Source data:
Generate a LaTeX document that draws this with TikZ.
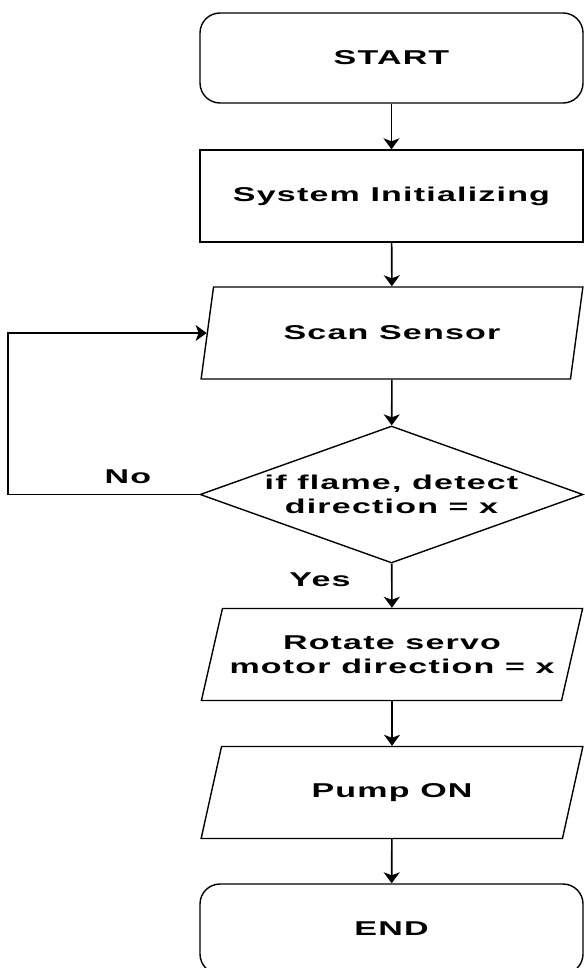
\documentclass[tikz,border=0pt]{standalone}
\usepackage{fontspec}
\setmainfont[FakeStretch=1.7, LetterSpace=6]{Liberation Sans}
\usetikzlibrary{arrows.meta, shapes.geometric}

\begin{document}
\begin{tikzpicture}[x=0.5pt, y=-0.5pt,
    every node/.style={font=\bfseries, align=center},
    box/.style={draw, line width=0.7pt, minimum width=191.5pt, minimum height=46pt, inner sep=0pt},
    terminal/.style={box, rounded corners=10pt, minimum height=45pt},
    io/.style={box, trapezium, trapezium left angle=62, trapezium right angle=118,
      trapezium stretches=true, minimum width=191pt},
    decision/.style={box, diamond, aspect=2.8, minimum height=68.5pt},
    flow/.style={line width=0.8pt, -{Stealth[length=5.5pt, width=8pt, inset=1.5pt]}}]
    \useasboundingbox (0,0) rectangle (584,968);

    % main column
    \node[terminal] (start) at (391.5,58) {START};
    \node[box] (init) at (391.5,196) {System Initializing};
    \node[io] (scan) at (392,333) {Scan Sensor};
    \node[decision] (decide) at (391.5,494.5) {if flame, detect\\direction = x};
    \node[io] (rotate) at (392,654.5) {Rotate servo\\motor direction = x};
    \node[io] (pump) at (392,792.5) {Pump ON};
    \node[terminal] (finish) at (391.5,929) {END};

    \draw[flow] (start) -- (init);
    \draw[flow] (init) -- (scan);
    \draw[flow] (scan) -- (decide);
    \draw[flow] (decide) -- (rotate);
    \draw[flow] (rotate) -- (pump);
    \draw[flow] (pump) -- (finish);

    % no flame: back to the sensor scan
    \coordinate (turn) at (8,494.5);
    \draw[flow] (decide.west) -- (turn) |- (scan.left side);
    \node (nolabel) at (128,477) {No};
    \node (yeslabel) at (320,580) {Yes};
  \end{tikzpicture}
\end{document}
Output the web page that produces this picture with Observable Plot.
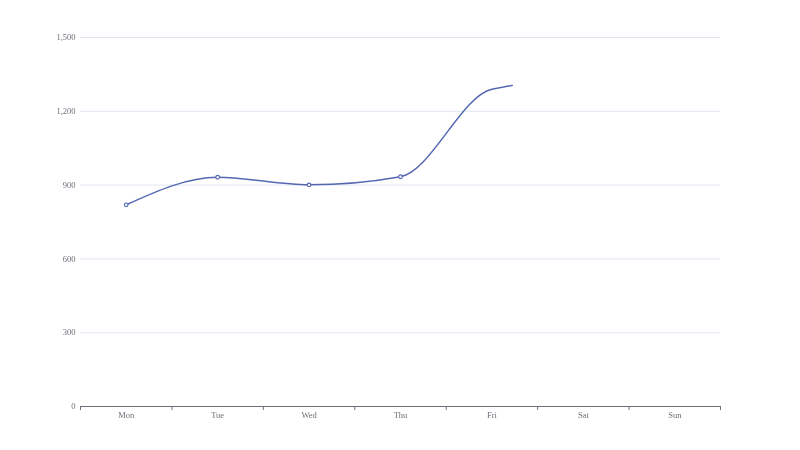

The problem: Leave the pictures out and write out every entry exactly as given.

Solution to the exercise:
Generate a LaTeX document that draws this with TikZ.
\documentclass[tikz,border=0pt]{standalone}
\usepackage{fontspec}
\setmainfont[FakeStretch=1.7, LetterSpace=6]{Liberation Sans}
\usetikzlibrary{arrows.meta, shapes.geometric}

\begin{document}
\begin{tikzpicture}[x=0.5pt, y=-0.5pt,
    every node/.style={font=\bfseries, align=center},
    box/.style={draw, line width=0.7pt, minimum width=191.5pt, minimum height=46pt, inner sep=0pt},
    terminal/.style={box, rounded corners=10pt, minimum height=45pt},
    io/.style={box, trapezium, trapezium left angle=62, trapezium right angle=118,
      trapezium stretches=true, minimum width=191pt},
    decision/.style={box, diamond, aspect=2.8, minimum height=68.5pt},
    flow/.style={line width=0.8pt, -{Stealth[length=5.5pt, width=8pt, inset=1.5pt]}}]
    \useasboundingbox (0,0) rectangle (584,968);

    % main column
    \node[terminal] (start) at (391.5,58) {START};
    \node[box] (init) at (391.5,196) {System Initializing};
    \node[io] (scan) at (392,333) {Scan Sensor};
    \node[decision] (decide) at (391.5,494.5) {if flame, detect\\direction = x};
    \node[io] (rotate) at (392,654.5) {Rotate servo\\motor direction = x};
    \node[io] (pump) at (392,792.5) {Pump ON};
    \node[terminal] (finish) at (391.5,929) {END};

    \draw[flow] (start) -- (init);
    \draw[flow] (init) -- (scan);
    \draw[flow] (scan) -- (decide);
    \draw[flow] (decide) -- (rotate);
    \draw[flow] (rotate) -- (pump);
    \draw[flow] (pump) -- (finish);

    % no flame: back to the sensor scan
    \coordinate (turn) at (8,494.5);
    \draw[flow] (decide.west) -- (turn) |- (scan.left side);
    \node (nolabel) at (128,477) {No};
    \node (yeslabel) at (320,580) {Yes};
  \end{tikzpicture}
\end{document}
Output the web page that produces this picture with Observable Plot.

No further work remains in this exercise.